On 28 April 2023 she took part in a demonstration in Miramas. In May it was revealed she was named as one of the group reserves for the European Championships in Baku. In August she was present in another demonstration in Thiais. In July she was again seleceted as a reserve for the World Championships in Valencia.

The following year she took part in the Thiais Grand Prix. In April she participated in an event in Paris to celebrate the to celebrate the hundred days remaining until the Olympic Games. The she was listed as a reserve for the European Championships in Budapest.

In 2025, with the retirement of some of the members of the previous group, she became a starter making her debut at the Grand Prix in Thiais.
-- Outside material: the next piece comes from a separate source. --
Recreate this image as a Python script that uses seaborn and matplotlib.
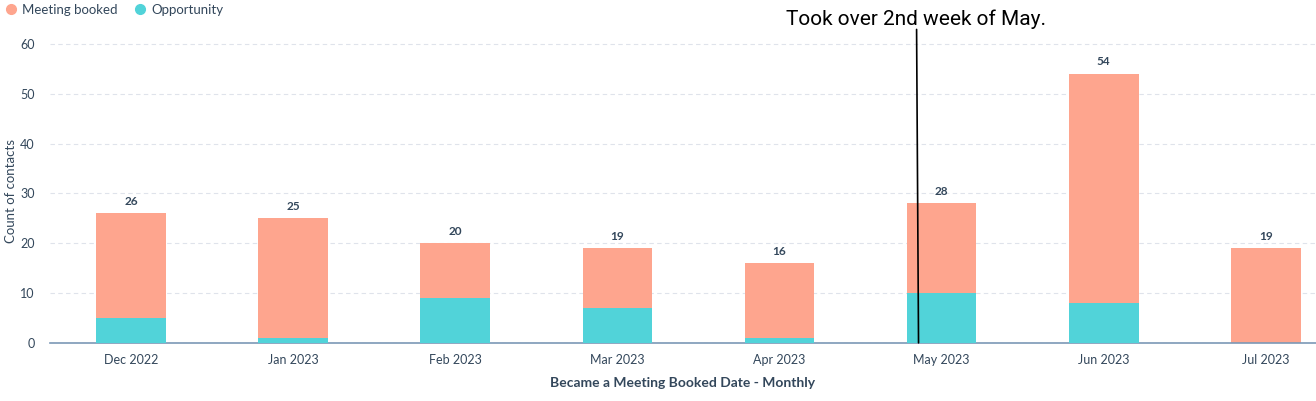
import pandas as pd
import numpy as np
import seaborn as sns
import matplotlib.pyplot as plt
from matplotlib.lines import Line2D

# Data
months = ['Dec 2022', 'Jan 2023', 'Feb 2023', 'Mar 2023', 'Apr 2023',
          'May 2023', 'Jun 2023', 'Jul 2023']
totals = [26, 25, 20, 19, 16, 28, 54, 19]
opportunity = [5, 1, 9, 7, 1, 10, 8, 0]
y_ticks = [0, 10, 20, 30, 40, 50, 60]
note_text = 'Took over 2nd week of May.'

df = pd.DataFrame({'month': months, 'total': totals, 'opportunity': opportunity})

sns.set_theme(style='white')
plt.rcParams['font.family'] = ['Lato', 'DejaVu Sans']

salmon = '#fea58e'
teal = '#51d3d9'
ink = '#33475b'

fig = plt.figure(figsize=(13.16, 4.01), dpi=100)
ax = fig.add_axes([0.038, 0.145, 0.962, 0.758])

# stacked bars: full total in salmon, opportunity part in teal on top of it
sns.barplot(data=df, x='month', y='total', color=salmon, width=0.43,
            saturation=1, linewidth=0, ax=ax, zorder=2)
sns.barplot(data=df, x='month', y='opportunity', color=teal, width=0.43,
            saturation=1, linewidth=0, ax=ax, zorder=3)

ax.set_ylim(0, 61)
ax.set_xlim(-0.5, 7.31)
ax.set_yticks(y_ticks)
ax.yaxis.grid(True, color='#dfe3eb', linestyle=(0, (4, 3)), linewidth=0.8)
ax.set_axisbelow(True)
for s in ['top', 'right', 'left']:
    ax.spines[s].set_visible(False)
ax.spines['bottom'].set_color('#7c98b6')
ax.spines['bottom'].set_linewidth(1.2)
ax.tick_params(axis='both', length=0, labelsize=9, labelcolor=ink, pad=8)
ax.tick_params(axis='y', pad=11)

# totals above bars
for i, t in enumerate(totals):
    ax.text(i, t + 2.4, str(t), ha='center', va='center', fontsize=8.5,
            fontweight='bold', color=ink)

ax.set_xlabel('Became a Meeting Booked Date - Monthly', fontsize=10,
              fontweight='bold', color=ink, labelpad=8)
ax.set_ylabel('Count of contacts', fontsize=9.5, color=ink)
ax.yaxis.set_label_coords(-0.026, 0.5)

# annotation line and note
ax.plot([4.846, 4.858], [62.9, 0], color='black', linewidth=1.2,
        clip_on=False, zorder=5)
fig.text(0.696, 0.952, note_text, ha='center', va='center', fontsize=15,
         family=['Roboto', 'DejaVu Sans'], color='black')

# legend in top-left corner
handles = [Line2D([], [], marker='o', linestyle='', markersize=7,
                  color=salmon, label='Meeting booked'),
           Line2D([], [], marker='o', linestyle='', markersize=7,
                  color=teal, label='Opportunity')]
fig.legend(handles=handles, loc='upper left', bbox_to_anchor=(0.0, 1.0),
           ncol=2, frameon=False, fontsize=9.5, handletextpad=0.35,
           columnspacing=1.2, labelcolor=ink, borderpad=0.1,
           borderaxespad=0.2, handlelength=1.0)

plt.savefig('out.png', dpi=100)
There she won silver in the All-Around and bronze with 5 ribbons. In April the group competed in the World Cup in Sofia, being 8th overall, 10th with 5 ribbons and 8th with 3 balls & 2 hoops. Weeks later they were in Tashkent, taking 6th place in the All-Around, 6th place with 5 ribbons and 4th place in the mixed final. In May they participated in the stage in Portimão, finishing 5th with 5 ribbons, 6th with 3 balls & 2 hoops and winning bronze in the All-Around. She was then selected for the European Championships in Tallinn, where the group was 9th overall and won silver in the 5 ribbons final.